Holding — Tamura, J.
- The Court of Appeal of California held that the promissory notes sold by the defendant were indeed real property securities as defined by the Act, and the indictment was valid.
Rule
- The sale of promissory notes secured by trust deeds on unimproved lots constitutes a real property security under the Real Property Securities Dealers Act, requiring compliance with its regulatory provisions.
Reasoning
- The Court of Appeal reasoned that the definition of "real property security" in the Act included promissory notes secured by trust deeds on unimproved lots in a subdivision.
- The court interpreted the statutory language, determining that the notes sold by the defendant fell within the definition of "promotional notes," which are intended to be regulated under the Act.
- The defendant's argument that the statute only applied to subordinated trust deeds was rejected, as the court found no basis for such a limitation in the statutory language or legislative intent.
- Furthermore, the court ruled that the Act did not violate due process rights, affirming the state's authority to regulate real estate securities to protect investors from fraudulent practices.
- The court also addressed the sufficiency of the indictment, concluding that it adequately informed the defendant of the charges against him without needing to reference the specific penal provisions.
- The court determined that "willfully" did not require specific intent to violate the law, only the intentional performance of the acts described in the statute.
Deep Dive: How the Court Reached Its Decision
Definition of Real Property Security
The court began by examining the definition of "real property security" as outlined in the Real Property Securities Dealers Act. Specifically, the court focused on section 10237.1, which included promotional notes secured by liens on separate parcels of real property in a subdivision. The defendant argued that the notes he sold could not be classified as "promotional" because they were secured by first trust deeds, which he claimed were exempt from the Act's regulation. However, the court determined that the statutory language did not support this interpretation, as the modifying phrase about subordination applied only to certain types of trust deeds and not to all categories. The court reasoned that the legislative intent was to encompass a broad range of securities to protect investors, thus including the notes in question as real property securities under the Act. The court concluded that the notes sold by the defendant fit the statutory definition of promotional notes, which warranted regulation to safeguard the investing public.

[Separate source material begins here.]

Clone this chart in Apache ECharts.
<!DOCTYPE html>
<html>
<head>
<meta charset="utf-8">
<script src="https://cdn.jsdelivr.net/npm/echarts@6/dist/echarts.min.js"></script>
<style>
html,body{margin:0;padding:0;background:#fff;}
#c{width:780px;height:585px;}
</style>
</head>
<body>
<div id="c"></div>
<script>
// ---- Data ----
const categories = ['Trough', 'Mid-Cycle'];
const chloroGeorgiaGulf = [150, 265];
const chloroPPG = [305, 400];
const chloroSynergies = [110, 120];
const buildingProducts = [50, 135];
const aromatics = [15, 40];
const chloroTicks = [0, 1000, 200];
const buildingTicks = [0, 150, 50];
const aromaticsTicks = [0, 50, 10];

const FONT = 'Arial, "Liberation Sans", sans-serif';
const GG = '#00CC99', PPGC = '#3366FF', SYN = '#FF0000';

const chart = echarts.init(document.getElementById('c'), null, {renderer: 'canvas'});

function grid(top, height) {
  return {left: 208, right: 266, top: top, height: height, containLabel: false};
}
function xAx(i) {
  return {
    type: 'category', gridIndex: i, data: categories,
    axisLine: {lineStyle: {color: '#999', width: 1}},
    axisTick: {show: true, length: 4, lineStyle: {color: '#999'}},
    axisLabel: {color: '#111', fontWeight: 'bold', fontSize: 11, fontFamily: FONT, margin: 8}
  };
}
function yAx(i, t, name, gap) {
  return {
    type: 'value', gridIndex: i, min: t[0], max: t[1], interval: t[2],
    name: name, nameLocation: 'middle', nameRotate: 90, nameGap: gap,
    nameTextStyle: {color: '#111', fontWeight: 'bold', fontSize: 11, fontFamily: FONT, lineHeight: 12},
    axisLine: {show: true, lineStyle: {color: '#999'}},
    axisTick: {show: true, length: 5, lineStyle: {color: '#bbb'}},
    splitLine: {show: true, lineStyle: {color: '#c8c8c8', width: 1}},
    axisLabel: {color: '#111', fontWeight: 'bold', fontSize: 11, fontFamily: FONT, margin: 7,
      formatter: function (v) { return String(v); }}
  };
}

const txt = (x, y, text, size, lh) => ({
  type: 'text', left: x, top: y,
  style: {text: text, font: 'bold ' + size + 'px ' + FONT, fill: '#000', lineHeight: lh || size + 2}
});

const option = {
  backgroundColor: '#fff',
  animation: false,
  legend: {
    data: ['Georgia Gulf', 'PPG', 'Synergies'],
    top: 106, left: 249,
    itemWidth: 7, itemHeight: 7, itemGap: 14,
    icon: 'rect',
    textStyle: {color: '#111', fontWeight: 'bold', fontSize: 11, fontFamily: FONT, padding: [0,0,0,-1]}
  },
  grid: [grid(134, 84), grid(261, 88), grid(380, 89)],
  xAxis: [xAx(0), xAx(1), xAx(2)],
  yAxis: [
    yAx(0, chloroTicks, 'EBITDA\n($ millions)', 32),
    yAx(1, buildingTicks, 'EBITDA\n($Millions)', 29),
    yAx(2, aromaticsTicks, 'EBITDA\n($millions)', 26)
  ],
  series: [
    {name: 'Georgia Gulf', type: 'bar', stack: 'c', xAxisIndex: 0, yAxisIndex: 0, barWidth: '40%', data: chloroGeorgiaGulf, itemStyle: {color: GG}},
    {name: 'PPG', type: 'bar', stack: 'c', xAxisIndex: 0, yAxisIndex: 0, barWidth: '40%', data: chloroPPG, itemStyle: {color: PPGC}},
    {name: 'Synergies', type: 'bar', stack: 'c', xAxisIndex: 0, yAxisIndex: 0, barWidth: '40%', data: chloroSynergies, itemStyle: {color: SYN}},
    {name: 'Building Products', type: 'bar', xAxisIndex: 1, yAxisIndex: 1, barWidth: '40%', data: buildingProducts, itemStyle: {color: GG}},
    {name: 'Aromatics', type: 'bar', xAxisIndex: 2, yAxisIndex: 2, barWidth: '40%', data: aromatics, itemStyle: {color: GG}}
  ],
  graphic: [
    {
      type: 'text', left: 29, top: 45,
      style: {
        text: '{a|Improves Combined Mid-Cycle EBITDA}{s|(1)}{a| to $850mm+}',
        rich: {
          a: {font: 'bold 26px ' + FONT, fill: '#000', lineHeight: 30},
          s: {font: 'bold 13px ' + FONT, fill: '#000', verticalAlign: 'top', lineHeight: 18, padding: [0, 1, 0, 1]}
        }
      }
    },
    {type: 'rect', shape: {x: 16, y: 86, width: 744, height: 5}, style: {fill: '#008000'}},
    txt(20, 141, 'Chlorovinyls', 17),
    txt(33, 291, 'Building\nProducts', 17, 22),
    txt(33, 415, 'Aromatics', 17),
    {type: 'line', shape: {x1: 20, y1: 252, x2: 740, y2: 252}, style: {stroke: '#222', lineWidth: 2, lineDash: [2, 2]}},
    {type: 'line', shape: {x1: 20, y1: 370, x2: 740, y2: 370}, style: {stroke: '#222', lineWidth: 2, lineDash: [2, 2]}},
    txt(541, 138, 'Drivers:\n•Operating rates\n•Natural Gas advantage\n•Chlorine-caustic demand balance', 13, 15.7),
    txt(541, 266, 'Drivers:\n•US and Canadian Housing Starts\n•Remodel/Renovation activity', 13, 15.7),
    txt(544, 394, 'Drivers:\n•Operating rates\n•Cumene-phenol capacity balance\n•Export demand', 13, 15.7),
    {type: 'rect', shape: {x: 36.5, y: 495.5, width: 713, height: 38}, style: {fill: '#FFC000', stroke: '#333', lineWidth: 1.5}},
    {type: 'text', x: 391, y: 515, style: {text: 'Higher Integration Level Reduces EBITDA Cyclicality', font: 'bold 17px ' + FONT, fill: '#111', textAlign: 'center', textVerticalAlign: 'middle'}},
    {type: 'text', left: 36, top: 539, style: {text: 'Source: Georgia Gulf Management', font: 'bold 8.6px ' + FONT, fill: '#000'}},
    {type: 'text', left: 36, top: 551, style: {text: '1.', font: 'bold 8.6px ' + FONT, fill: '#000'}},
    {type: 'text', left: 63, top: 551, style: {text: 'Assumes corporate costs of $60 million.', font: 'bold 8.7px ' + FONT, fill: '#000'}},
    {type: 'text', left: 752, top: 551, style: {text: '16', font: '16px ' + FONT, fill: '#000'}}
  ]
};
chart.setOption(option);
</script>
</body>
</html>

Interpretation of Statutory Language
In its analysis, the court applied established rules of statutory interpretation, emphasizing that phrases are typically understood to modify the closest preceding phrase unless the context dictates otherwise. The defendant's interpretation that the subordination requirement applied to all promotional notes was rejected based on grammatical structure and legislative history. The court highlighted that the purpose of the Act was to regulate potentially speculative investments in real estate, which included sales of promissory notes secured by trust deeds on unimproved lots. It asserted that allowing the defendant's narrow interpretation would undermine the Act's purpose and create loopholes that could lead to further investor exploitation. The court also referenced the legislative history, noting that the Act was designed to prevent the types of abuses that had previously occurred in the real estate securities market, reinforcing the broader application of its definitions.

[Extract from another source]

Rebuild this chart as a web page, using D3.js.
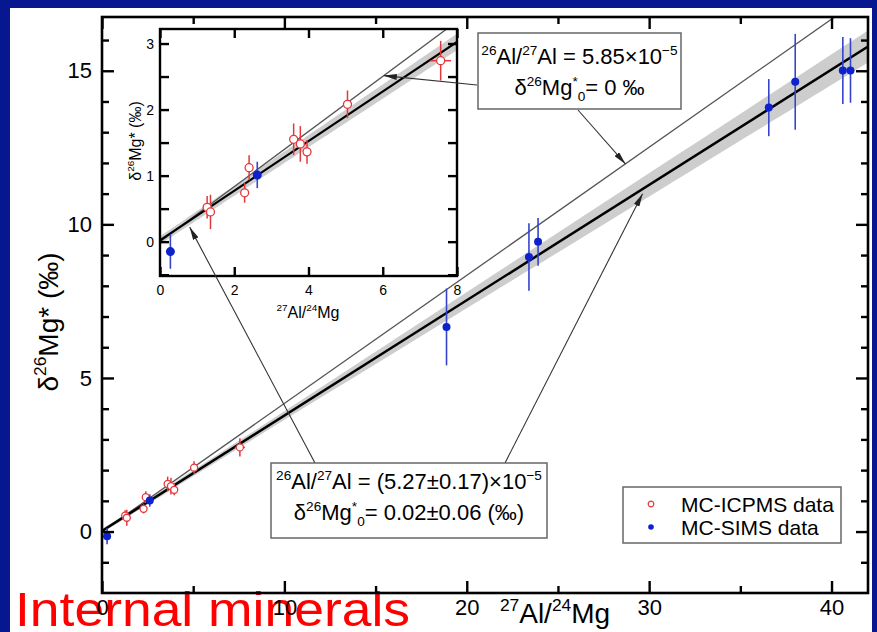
<!DOCTYPE html>
<html>
<head>
<meta charset="utf-8">
<script src="https://cdn.jsdelivr.net/npm/d3@7"></script>
<style>
  body { margin: 0; background: #061790; }
  svg { display: block; }
  text { font-family: "Liberation Sans", Arial, Helvetica, sans-serif; }
</style>
</head>
<body>
<svg id="chart" width="877" height="632"></svg>
<script>
//-----------------------------------------------------//
// Data

// MC-ICPMS data (open red circles)
const icpX    = [1.27, 1.36, 2.28, 2.40, 3.60, 3.78, 3.96, 5.05, 7.56];
const icpY    = [0.52, 0.45, 0.74, 1.12, 1.55, 1.48, 1.36, 2.08, 2.74];
const icpYErr = [0.17, 0.26, 0.15, 0.19, 0.24, 0.27, 0.18, 0.21, 0.30];
const icpXErr = [0, 0, 0, 0, 0, 0, 0, 0, 0.28];

// MC-SIMS data (filled blue circles)
const simsX    = [0.28, 2.62, 18.89, 23.41, 23.91, 36.56, 38.01, 40.62, 41.04];
const simsY    = [-0.15, 1.01, 6.66, 8.94, 9.43, 13.80, 14.64, 15.01, 15.01];
const simsYErr = [0.26, 0.20, 1.25, 1.10, 0.78, 0.93, 1.56, 1.09, 1.05];

// isochron fit and reference line
const fitSlope = 0.3755, fitIntercept = 0.02;
const refSlope = 0.417, refIntercept = 0;
// half width of the grey error envelope, read at a few x values
const bandX    = [0, 10, 20, 30, 42];
const bandHalf = [0.06, 0.14, 0.26, 0.38, 0.52];

// ticks
const mainXMajor = [0, 10, 20, 30, 40];
const mainXMinor = [5, 15, 25, 35];
const mainYMajor = [0, 5, 10, 15];
const mainYMinor = [-1, 1, 2, 3, 4, 6, 7, 8, 9, 11, 12, 13, 14, 16];
const insetXTicks = [0, 2, 4, 6, 8];
const insetYMajor = [0, 1, 2, 3];
const insetYMinor = [-0.5, 0.5, 1.5, 2.5];

// annotation texts
const boxTopLine1 = [["26", "sup"], ["Al/", "n"], ["27", "sup"], ["Al = 5.85×10", "n"], ["−5", "sup"]];
const boxTopLine2 = [["δ", "n"], ["26", "sup"], ["Mg", "n"], ["*", "sup"], ["0", "sub"], ["= 0 ‰", "n"]];
const boxBotLine1 = [["26", "sup"], ["Al/", "n"], ["27", "sup"], ["Al = (5.27±0.17)×10", "n"], ["−5", "sup"]];
const boxBotLine2 = [["δ", "n"], ["26", "sup"], ["Mg", "n"], ["*", "sup"], ["0", "sub"], ["= 0.02±0.06 (‰)", "n"]];
const xLabelParts = [["27", "sup"], ["Al/", "n"], ["24", "sup"], ["Mg", "n"]];
const yLabelParts = [["δ", "n"], ["26", "sup"], ["Mg* (‰)", "n"]];
const legendNames = ["MC-ICPMS data", "MC-SIMS data"];

//-----------------------------------------------------//

const blue = "#0d22cc", blueBar = "#3444cc", red = "#e4373c";

const svg = d3.select("#chart");
const defs = svg.append("defs");

svg.append("rect").attr("width", 877).attr("height", 632).attr("fill", "#061790");
svg.append("rect").attr("x", 10).attr("y", 8).attr("width", 862).attr("height", 624).attr("fill", "#fff");

// slide caption (drawn first so the tick labels stay on top)
svg.append("text").attr("x", 15).attr("y", 626)
  .attr("font-family", "DejaVu Sans Condensed, DejaVu Sans, sans-serif")
  .attr("font-stretch", "condensed")
  .attr("font-size", 49).attr("fill", "#ff0000")
  .attr("textLength", 395).attr("lengthAdjust", "spacingAndGlyphs")
  .text("Internal minerals");

// write text with super / subscripts
function rich(textSel, parts, fs) {
  let off = 0;
  parts.forEach(([t, k]) => {
    const target = k === "sup" ? -0.42 * fs : k === "sub" ? 0.28 * fs : 0;
    textSel.append("tspan")
      .attr("dy", target - off)
      .attr("font-size", k === "n" ? fs : fs * 0.62)
      .text(t);
    off = target;
  });
  return textSel;
}

const bandScale = d3.scaleLinear().domain(bandX).range(bandHalf);

// draws band + lines + points into a panel
function drawPanel(g, x, y, opt) {
  const [x0, x1] = x.domain();
  const xs = d3.range(x0, x1 + 0.001, (x1 - x0) / 40);

  g.append("path")
    .datum(xs)
    .attr("fill", "#cdcdcd")
    .attr("d", d3.area()
      .x(d => x(d))
      .y0(d => y(fitIntercept + fitSlope * d - bandScale(d)))
      .y1(d => y(fitIntercept + fitSlope * d + bandScale(d))));

  g.append("line")
    .attr("x1", x(x0)).attr("y1", y(refIntercept + refSlope * x0))
    .attr("x2", x(x1)).attr("y2", y(refIntercept + refSlope * x1))
    .attr("stroke", "#555").attr("stroke-width", 1.3);

  g.append("line")
    .attr("x1", x(x0)).attr("y1", y(fitIntercept + fitSlope * x0))
    .attr("x2", x(x1)).attr("y2", y(fitIntercept + fitSlope * x1))
    .attr("stroke", "#000").attr("stroke-width", opt.fitWidth);

  // ICPMS error bars and circles
  const icp = icpX.map((v, i) => ({ x: v, y: icpY[i], ey: icpYErr[i], ex: icpXErr[i] }));
  g.selectAll(".icp-ey").data(icp).enter().append("line")
    .attr("x1", d => x(d.x)).attr("x2", d => x(d.x))
    .attr("y1", d => y(d.y - d.ey)).attr("y2", d => y(d.y + d.ey))
    .attr("stroke", red).attr("stroke-width", 1.5);
  g.selectAll(".icp-ex").data(icp.filter(d => d.ex > 0)).enter().append("line")
    .attr("x1", d => x(d.x - d.ex)).attr("x2", d => x(d.x + d.ex))
    .attr("y1", d => y(d.y)).attr("y2", d => y(d.y))
    .attr("stroke", red).attr("stroke-width", 1.5);
  g.selectAll(".icp").data(icp).enter().append("circle")
    .attr("cx", d => x(d.x)).attr("cy", d => y(d.y)).attr("r", opt.r)
    .attr("fill", "#fff").attr("stroke", red).attr("stroke-width", 1.3);

  // SIMS error bars and dots
  const sims = simsX.map((v, i) => ({ x: v, y: simsY[i], ey: simsYErr[i] }));
  g.selectAll(".sims-ey").data(sims).enter().append("line")
    .attr("x1", d => x(d.x)).attr("x2", d => x(d.x))
    .attr("y1", d => y(d.y - d.ey)).attr("y2", d => y(d.y + d.ey))
    .attr("stroke", blueBar).attr("stroke-width", 1.6);
  g.selectAll(".sims").data(sims).enter().append("circle")
    .attr("cx", d => x(d.x)).attr("cy", d => y(d.y)).attr("r", opt.r + 0.5)
    .attr("fill", blue);
}

function tickAxis(g, axis, values, size, labels, fs) {
  const a = g.call(axis.tickValues(values).tickSize(-size).tickPadding(6)
    .tickFormat(labels ? d3.format("d") : ""));
  a.select(".domain").remove();
  a.selectAll(".tick line").attr("stroke", "#000").attr("stroke-width", 2.4);
  a.selectAll(".tick text").attr("font-size", fs).attr("fill", "#000")
    .attr("font-family", "Liberation Sans, Arial, sans-serif");
  return a;
}

//-----------------------------------------------------//
// Main plot

const x = d3.scaleLinear().domain([0, 42]).range([102, 868]);
const y = d3.scaleLinear().domain([-2, 16.75]).range([593, 17]);

defs.append("clipPath").attr("id", "clip-main").append("rect")
  .attr("x", 102).attr("y", 17).attr("width", 766).attr("height", 576);

const main = svg.append("g").attr("clip-path", "url(#clip-main)");
drawPanel(main, x, y, { r: 3.5, fitWidth: 2.5 });

const pBottom = 593, pTop = 17, pLeft = 102, pRight = 868;
tickAxis(svg.append("g").attr("transform", `translate(0,${pBottom})`), d3.axisBottom(x), mainXMajor, 12, true, 22);
tickAxis(svg.append("g").attr("transform", `translate(0,${pBottom})`), d3.axisBottom(x), mainXMinor, 7, false, 22);
tickAxis(svg.append("g").attr("transform", `translate(0,${pTop})`), d3.axisTop(x), mainXMajor, 12, false, 22);
tickAxis(svg.append("g").attr("transform", `translate(0,${pTop})`), d3.axisTop(x), mainXMinor, 7, false, 22);
tickAxis(svg.append("g").attr("transform", `translate(${pLeft},0)`), d3.axisLeft(y), mainYMajor, 12, true, 22)
  .selectAll(".tick text").attr("x", -10);
tickAxis(svg.append("g").attr("transform", `translate(${pLeft},0)`), d3.axisLeft(y), mainYMinor, 7, false, 22);
tickAxis(svg.append("g").attr("transform", `translate(${pRight},0)`), d3.axisRight(y), mainYMajor, 12, false, 22);
tickAxis(svg.append("g").attr("transform", `translate(${pRight},0)`), d3.axisRight(y), mainYMinor, 7, false, 22);

svg.append("rect").attr("x", pLeft).attr("y", pTop).attr("width", pRight - pLeft).attr("height", pBottom - pTop)
  .attr("fill", "none").attr("stroke", "#000").attr("stroke-width", 2.6);

rich(svg.append("text").attr("x", 555).attr("y", 623).attr("text-anchor", "middle"), xLabelParts, 28);
rich(svg.append("text").attr("transform", "translate(58,322) rotate(-90)").attr("text-anchor", "middle"), yLabelParts, 28);

//-----------------------------------------------------//
// Inset

const ix = d3.scaleLinear().domain([0, 8]).range([160, 457]);
const iy = d3.scaleLinear().domain([-0.52, 3.22]).range([276, 29]);

svg.append("rect").attr("x", 160).attr("y", 29).attr("width", 297).attr("height", 247).attr("fill", "#fff");
defs.append("clipPath").attr("id", "clip-inset").append("rect")
  .attr("x", 160).attr("y", 29).attr("width", 297).attr("height", 247);
const inset = svg.append("g").attr("clip-path", "url(#clip-inset)");
drawPanel(inset, ix, iy, { r: 4, fitWidth: 2.2 });

tickAxis(svg.append("g").attr("transform", "translate(0,276)"), d3.axisBottom(ix), insetXTicks, 9, true, 14)
  .selectAll(".tick text").attr("dy", "0.9em");
tickAxis(svg.append("g").attr("transform", "translate(0,29)"), d3.axisTop(ix), insetXTicks, 9, false, 14);
tickAxis(svg.append("g").attr("transform", "translate(160,0)"), d3.axisLeft(iy), insetYMajor, 9, true, 14)
  .selectAll(".tick text").attr("x", -6);
tickAxis(svg.append("g").attr("transform", "translate(160,0)"), d3.axisLeft(iy), insetYMinor, 9, false, 14);
tickAxis(svg.append("g").attr("transform", "translate(457,0)"), d3.axisRight(iy), insetYMajor.concat(insetYMinor), 9, false, 14);

svg.append("rect").attr("x", 160).attr("y", 29).attr("width", 297).attr("height", 247)
  .attr("fill", "none").attr("stroke", "#000").attr("stroke-width", 2.4);

rich(svg.append("text").attr("x", 308).attr("y", 318).attr("text-anchor", "middle"), xLabelParts, 16);
rich(svg.append("text").attr("transform", "translate(141,141) rotate(-90)").attr("text-anchor", "middle"), yLabelParts, 16);

//-----------------------------------------------------//
// Arrows and annotation boxes

defs.append("marker").attr("id", "ah")
  .attr("viewBox", "0 0 13 6").attr("refX", 13).attr("refY", 3)
  .attr("markerWidth", 13).attr("markerHeight", 6)
  .attr("markerUnits", "userSpaceOnUse").attr("orient", "auto")
  .append("path").attr("d", "M0,0L13,3L0,6Z").attr("fill", "#222");

const arrows = [
  { from: [477, 85],  tip: [ix(6.03), iy(refSlope * 6.03)] },
  { from: [578, 110], tip: [x(28.7), y(refSlope * 28.7)] },
  { from: [315, 463], tip: [ix(0.8), iy(0.22)] },
  { from: [505, 463], tip: [x(29.64), y(11.0)] }
];
svg.selectAll(".arrow").data(arrows).enter().append("line")
  .attr("x1", d => d.from[0]).attr("y1", d => d.from[1])
  .attr("x2", d => d.tip[0]).attr("y2", d => d.tip[1])
  .attr("stroke", "#333").attr("stroke-width", 1.1)
  .attr("marker-end", "url(#ah)");

function noteBox(x0, y0, w, h, l1, l2, b1, b2) {
  svg.append("rect").attr("x", x0).attr("y", y0).attr("width", w).attr("height", h)
    .attr("fill", "#fff").attr("stroke", "#666").attr("stroke-width", 1.5);
  rich(svg.append("text").attr("x", x0 + w / 2).attr("y", b1).attr("text-anchor", "middle"), l1, 22);
  rich(svg.append("text").attr("x", x0 + w / 2).attr("y", b2).attr("text-anchor", "middle"), l2, 22);
}
noteBox(478, 33, 203, 76, boxTopLine1, boxTopLine2, 64, 95);
noteBox(271, 463, 276, 75, boxBotLine1, boxBotLine2, 489, 520);

//-----------------------------------------------------//
// Legend

svg.append("rect").attr("x", 623).attr("y", 487).attr("width", 218).attr("height", 56)
  .attr("fill", "#fff").attr("stroke", "#666").attr("stroke-width", 1.5);
const leg = svg.selectAll(".leg").data(legendNames).enter().append("g")
  .attr("transform", (d, i) => `translate(651,${504 + i * 23})`);
leg.append("circle").attr("r", 2.8)
  .attr("fill", (d, i) => i === 0 ? "#fff" : blue)
  .attr("stroke", (d, i) => i === 0 ? red : "none").attr("stroke-width", 1.2);
leg.append("text").attr("x", 30).attr("y", 7.5).attr("font-size", 21).text(d => d);
</script>
</body>
</html>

Due Process Considerations
The court addressed the defendant's claim that the Act violated his due process rights under the Fifth and Fourteenth Amendments by regulating an owner's right to sell first trust deeds on their own property. The court affirmed the state's authority to enact laws aimed at preventing fraud and protecting the public interest in real estate transactions. It noted that the regulation of real estate securities is a legitimate exercise of the state's police power, particularly in contexts prone to fraud and manipulation. The court acknowledged that while individuals have property rights, these rights are subject to reasonable governmental regulations intended to safeguard public welfare. It concluded that the Act's provisions did not infringe upon the defendant's constitutional rights but rather served to protect investors from the risks associated with real estate securities.
Sufficiency of the Indictment
The court further examined the sufficiency of the indictment against the defendant, which charged him with willfully violating specific provisions of the Act. The defendant contended that the indictment was flawed for failing to reference the penal section that prescribed punishment for violations. The court found this argument unconvincing, stating that an indictment must provide sufficient notice of the charges without needing to cite specific penal provisions. It determined that the indictment clearly informed the defendant of the nature of the offenses he was accused of committing, thus satisfying legal requirements. The court concluded that the indictment was adequate for the charges, allowing the prosecution to proceed without technical deficiencies undermining its validity.
Intent and Willfulness in Violations
Lastly, the court evaluated the defendant's assertion that the prosecution was required to prove specific intent to violate the law for the charges to hold. The court clarified that the term "willfully," as used in the relevant sections of the Act, did not necessitate a showing of specific intent to breach the law. Rather, it indicated a general intention to commit the act described, regardless of the defendant's motives or knowledge of the law. The court referred to established legal definitions of "willfully," emphasizing that the intentional performance of prohibited acts constituted a violation of the statute. It concluded that the prosecution had met its burden by demonstrating that the defendant knowingly engaged in the conduct regulated by the Act, thereby affirming the convictions against him.